Can I refinance a conventional rehab loan after renovations?
Yes, refinancing after completing renovations is a common strategy, especially for investors using the BRRRR method. Here’s what you need to know:
Refinancing Options:
- Rate-and-Term Refinance: Replace your current loan with a new one at a lower rate or different term. This is ideal if interest rates have dropped since you originally got your rehab loan.
- Cash-Out Refinance: Borrow more than you owe and take the difference in cash. This works well if your property value increased significantly after renovations.

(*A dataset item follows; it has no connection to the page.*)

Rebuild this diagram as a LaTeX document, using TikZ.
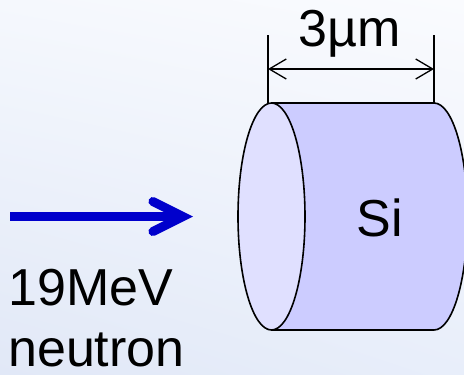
\documentclass[tikz,border=0pt]{standalone}
\usepackage{fontspec}
\setmainfont{Liberation Sans}
\usetikzlibrary{arrows.meta,shadings}
\definecolor{bgTL}{RGB}{245,248,253}
\definecolor{bgTR}{RGB}{250,251,254}
\definecolor{bgBL}{RGB}{225,232,247}
\definecolor{bgBR}{RGB}{232,238,250}
\definecolor{sideblue}{RGB}{204,204,255}
\definecolor{faceblue}{RGB}{224,224,255}
\definecolor{arrowblue}{RGB}{0,0,204}
\tikzset{
  bigtext/.style={font=\fontsize{52}{62}\selectfont, inner sep=0pt, text=black},
  outline/.style={draw=black, line width=1.6pt, line join=round},
  dimline/.style={draw=black, line width=1.2pt},
  dimarrow/.style={draw=black, line width=1.3pt, {Straight Barb[length=17pt,width=20pt]}-{Straight Barb[length=17pt,width=20pt]}},
  neutronarrow/.style={draw=arrowblue, line width=9pt, -{Straight Barb[length=30pt,width=30pt,line cap=round,line join=miter]}}
}
\begin{document}
\begin{tikzpicture}[x=1pt,y=-1pt]
\useasboundingbox (0,0) rectangle (464,375);
\shade[upper left=bgTL, upper right=bgTR, lower left=bgBL, lower right=bgBR] (0,0) rectangle (464,375);
% cylinder
\coordinate (ftop) at (271.5,103);
\coordinate (btop) at (434,103);
\coordinate (bbot) at (434,330);
\coordinate (fbot) at (271.5,330);
\path[fill=sideblue, outline] (ftop) -- (btop) arc[start angle=-90, end angle=90, x radius=33.5, y radius=113.5] -- (fbot) -- cycle;
\path[fill=faceblue, outline] (271.5,216.5) ellipse[x radius=33.5, y radius=113.5];
% dimension
\coordinate (dl1) at (268,35);
\coordinate (dl2) at (268,103);
\coordinate (dr1) at (434,35);
\coordinate (dr2) at (434,103);
\draw[dimline] (dl1) -- (dl2);
\draw[dimline] (dr1) -- (dr2);
\coordinate (al) at (268,69);
\coordinate (ar) at (434,69);
\draw[dimarrow] (al) -- (ar);
\node[bigtext, anchor=base] (dim) at (350,46.5) {3µm};
\node[bigtext, anchor=base] (si) at (380,236) {Si};
% neutron arrow
\coordinate (nstart) at (10,216.5);
\coordinate (ntip) at (193,216.5);
\draw[neutronarrow] (nstart) -- (ntip);
\node[bigtext, anchor=base west] (energy) at (8,305) {19MeV};
\node[bigtext, anchor=base west] (neutron) at (8,366) {neutron};
\end{tikzpicture}
\end{document}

- Streamline Refinance: Some lenders offer simplified refinancing for their existing customers with reduced documentation requirements.
Timing Considerations:
- Most lenders require you to wait 6-12 months after completing renovations before refinancing
- You’ll need a new appraisal to document the increased value
- Seasoning requirements may apply (showing you’ve made on-time payments)
- Some programs allow refinancing immediately after renovation completion
Benefits of Refinancing:
- Lower your monthly payment by securing a better interest rate
- Remove private mortgage insurance if you’ve reached 20% equity
- Access cash for other investments (with a cash-out refinance)
- Shorten your loan term to build equity faster
- Consolidate other debts if you used additional financing during renovations
Potential Challenges:
- Closing costs (typically 2-5% of the loan amount)
- If property values declined, you might not qualify
- Your credit score may have changed since the original loan
- Income verification requirements may be stricter
BRRRR Strategy Specifics:
For investors using the Buy, Rehab, Rent, Refinance, Repeat method:
- Complete renovations and rent the property for 6-12 months
- Get a new appraisal based on rental income and improved condition
- Refinance into a conventional loan based on the new value
- Pull out your initial investment to use for the next property
- Keep the cash-flowing rental property in your portfolio
Pro Tip: Start planning for refinancing during your renovation project. Keep all receipts and documentation to present to the appraiser, and maintain good payment history on your rehab loan to qualify for the best refinance terms.